The feature has long been requested by Chrome users who like their browser's interface to remain clean and free of colorful little icons that, for a lot of people, get too many, too fast.

The problem is that all extensions add a button to the toolbar, despite many of them providing functionality that can also be called via a hotkey or from the context menu.

In all fairness, Google did implement a solution for this by allowing the address bar to be extended in order to cover the buttons and dock them away under a little menu.

However, people still felt that an approach providing a more refined control would be better, because it would allow users with different needs to tackle the toolbar clutter in whatever way they desire.

It seems that developers an UI designers at Google listened and the selective button hide feature is now well on its way.
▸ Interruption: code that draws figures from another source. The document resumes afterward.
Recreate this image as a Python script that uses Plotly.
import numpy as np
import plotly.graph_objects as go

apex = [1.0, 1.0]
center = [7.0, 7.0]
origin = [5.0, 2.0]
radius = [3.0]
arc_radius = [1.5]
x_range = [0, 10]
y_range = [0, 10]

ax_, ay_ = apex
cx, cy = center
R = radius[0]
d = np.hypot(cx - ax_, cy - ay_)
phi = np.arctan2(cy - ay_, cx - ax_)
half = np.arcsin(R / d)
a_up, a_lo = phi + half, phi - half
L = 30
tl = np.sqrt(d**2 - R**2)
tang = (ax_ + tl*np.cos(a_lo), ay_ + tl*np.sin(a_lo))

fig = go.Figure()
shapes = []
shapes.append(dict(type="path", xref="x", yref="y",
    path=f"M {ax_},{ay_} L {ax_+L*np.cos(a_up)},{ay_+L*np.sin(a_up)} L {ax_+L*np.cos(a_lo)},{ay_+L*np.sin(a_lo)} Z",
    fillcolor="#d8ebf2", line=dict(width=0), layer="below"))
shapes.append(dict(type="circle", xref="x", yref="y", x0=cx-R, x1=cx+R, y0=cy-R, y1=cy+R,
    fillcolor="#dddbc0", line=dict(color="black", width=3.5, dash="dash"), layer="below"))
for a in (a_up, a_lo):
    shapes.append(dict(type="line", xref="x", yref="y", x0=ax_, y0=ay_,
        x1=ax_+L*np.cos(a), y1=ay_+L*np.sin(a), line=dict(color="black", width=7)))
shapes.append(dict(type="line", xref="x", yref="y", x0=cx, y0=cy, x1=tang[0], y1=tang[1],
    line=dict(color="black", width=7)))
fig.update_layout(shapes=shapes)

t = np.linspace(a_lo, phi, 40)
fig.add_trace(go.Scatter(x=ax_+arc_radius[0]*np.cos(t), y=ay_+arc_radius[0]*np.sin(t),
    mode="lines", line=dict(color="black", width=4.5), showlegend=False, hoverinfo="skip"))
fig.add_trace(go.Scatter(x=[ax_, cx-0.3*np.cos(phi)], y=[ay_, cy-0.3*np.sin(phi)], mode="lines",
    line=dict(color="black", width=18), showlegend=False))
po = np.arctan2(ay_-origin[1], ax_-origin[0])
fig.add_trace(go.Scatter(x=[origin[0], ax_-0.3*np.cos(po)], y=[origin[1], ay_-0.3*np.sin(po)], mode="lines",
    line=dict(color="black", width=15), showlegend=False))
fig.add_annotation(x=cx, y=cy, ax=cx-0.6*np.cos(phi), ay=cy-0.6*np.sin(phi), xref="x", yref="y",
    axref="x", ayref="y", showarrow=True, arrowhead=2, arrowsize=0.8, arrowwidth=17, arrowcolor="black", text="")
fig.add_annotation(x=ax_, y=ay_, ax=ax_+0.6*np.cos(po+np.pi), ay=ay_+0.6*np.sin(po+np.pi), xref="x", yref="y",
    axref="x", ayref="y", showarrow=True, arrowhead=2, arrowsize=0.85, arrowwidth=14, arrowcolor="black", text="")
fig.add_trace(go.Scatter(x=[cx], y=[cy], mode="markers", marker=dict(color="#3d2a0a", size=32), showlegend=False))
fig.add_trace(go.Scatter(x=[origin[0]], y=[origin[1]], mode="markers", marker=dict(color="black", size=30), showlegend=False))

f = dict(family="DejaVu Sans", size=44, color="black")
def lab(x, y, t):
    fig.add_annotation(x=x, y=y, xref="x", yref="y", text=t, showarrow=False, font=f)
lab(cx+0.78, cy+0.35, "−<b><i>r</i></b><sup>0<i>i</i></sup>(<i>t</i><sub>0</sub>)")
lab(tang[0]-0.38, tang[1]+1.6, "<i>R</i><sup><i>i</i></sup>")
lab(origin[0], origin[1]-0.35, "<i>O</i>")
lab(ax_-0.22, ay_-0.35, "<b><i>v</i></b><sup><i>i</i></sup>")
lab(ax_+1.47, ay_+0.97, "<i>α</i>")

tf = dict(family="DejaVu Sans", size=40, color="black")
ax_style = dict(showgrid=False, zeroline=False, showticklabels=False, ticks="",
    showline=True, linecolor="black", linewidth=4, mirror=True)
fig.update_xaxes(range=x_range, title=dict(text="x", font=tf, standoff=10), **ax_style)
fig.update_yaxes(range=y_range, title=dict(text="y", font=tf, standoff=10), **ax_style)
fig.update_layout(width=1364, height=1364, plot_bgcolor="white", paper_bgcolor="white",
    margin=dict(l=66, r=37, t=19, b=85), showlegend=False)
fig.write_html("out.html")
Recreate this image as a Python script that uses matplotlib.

It is already available in the latest Canary build so early adopters can enjoy it by right clicking on the desired extension button and selecting hide. However, since the build is at version 9.0.593.0, it will take a while longer until it makes it to the stable.

Considering the browser's fast-paced development and Google's promise to deliver a new major version every six weeks, Chrome 9 will be promoted to stable sometime in January.

In case you were wondering what if someone wants to get a hidden button back on the toolbar, the answer is found on the chrome://extensions page.

Next to every extension's existing "Disable", "Uninstall" and "Options" links, Google has now added a "Show button" one, exactly for this purpose.

In related news, Opera 11 recently made it to beta and is progressing towards a final release that will bring the long-time-missing extensions API to its users.